Exhibit 10.4
MANUFACTURING SUPPLY AGREEMENT
This Manufacturing Supply Agreement (as may be amended, restated, supplemented or otherwise modified in accordance with Article XXVI, this “Agreement”) is made and entered into as of February 2, 2021 (the “Effective Date”), by and between Mohawk Group, Inc. (“Buyer”), a Delaware corporation, with a place of business at 37 E 18th St., 7th Floor, NY, NY 10003 and Healing Solutions, LLC (“Supplier”), a Delaware limited liability company, with offices located at 4703 W. Brill St., Suite 101, Phoenix, AZ, 85043. Supplier and Buyer are sometimes individually referred to herein as a “Party” and are collectively referred to as the “Parties”. Capitalized terms used herein but not defined herein shall have the meanings ascribed to them in the Purchase Agreement (as defined below).
RECITALS
WHEREAS, on the Effective Date, (i) Mohawk Group Holdings, Inc., a Delaware corporation (“Parent”) and Truweo, LLC, a Delaware limited liability company and wholly owned subsidiary of Parent (together in their capacity as Purchaser thereunder), (ii) Supplier (in its capacity as Seller thereunder), and (iii) Jason R. Hope and (iv) Super Transcontinental Holdings, LLC, a Delaware limited liability company, as the sole voting member of Seller, entered into that certain Asset Purchase Agreement (the “Purchase Agreement”), pursuant to which Purchaser (as defined in the Purchase Agreement) acquired and assumed (either directly or indirectly through one or more Purchaser Designees (as defined in the Purchase Agreement)) from Seller, all of the Acquired Assets and the Assumed Liabilities, respectively;
WHEREAS, following the Closing, Supplier will remain engaged in the Retained Business; and
WHEREAS, from and after the Closing, Buyer desires that Seller manufacture and supply certain Products (as defined below) to Buyer, and Buyer desires to purchase such Products from Seller, on a temporary basis pursuant to the terms and conditions set forth in this Agreement.
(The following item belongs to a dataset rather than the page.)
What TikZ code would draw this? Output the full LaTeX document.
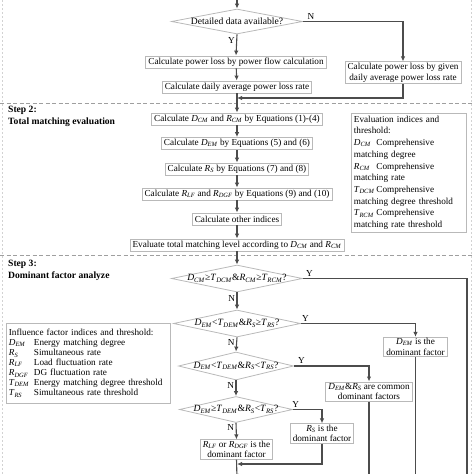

NOW, THEREFORE, in consideration of the undertakings of the Parties set forth herein, and other good and valuable consideration, the receipt and sufficiency of which is hereby acknowledged, and intending to be legally bound, the Parties agree as follows:
ARTICLE I.
MANUFACTURE AND SALES OF PRODUCTS.
1.1. Products; Forecasts. Supplier shall manufacture and supply to Buyer the products listed on Exhibit A (the “Products”), pursuant to the terms and conditions set forth in this Agreement. On the 15th day of each month during the Term, Buyer shall provide Supplier with a rolling forecast of its anticipated requirements for the Products for the following month, set out by Product and in the case of each Product in an amount not less than the minimum quantity set forth for such Product in Exhibit A (the “Forecast”). If timely requested by Buyer, Supplier shall use commercially reasonable efforts to manufacture or supply to Buyer in any particular month more than 100% of Buyer’s Forecast for the applicable month, but Supplier shall have no liability for failure to manufacture or supply any amount of Product in excess of the applicable Forecast. Buyer may order less than its Forecast with the written consent of Supplier, which consent shall not be unreasonably withheld, conditioned or delayed.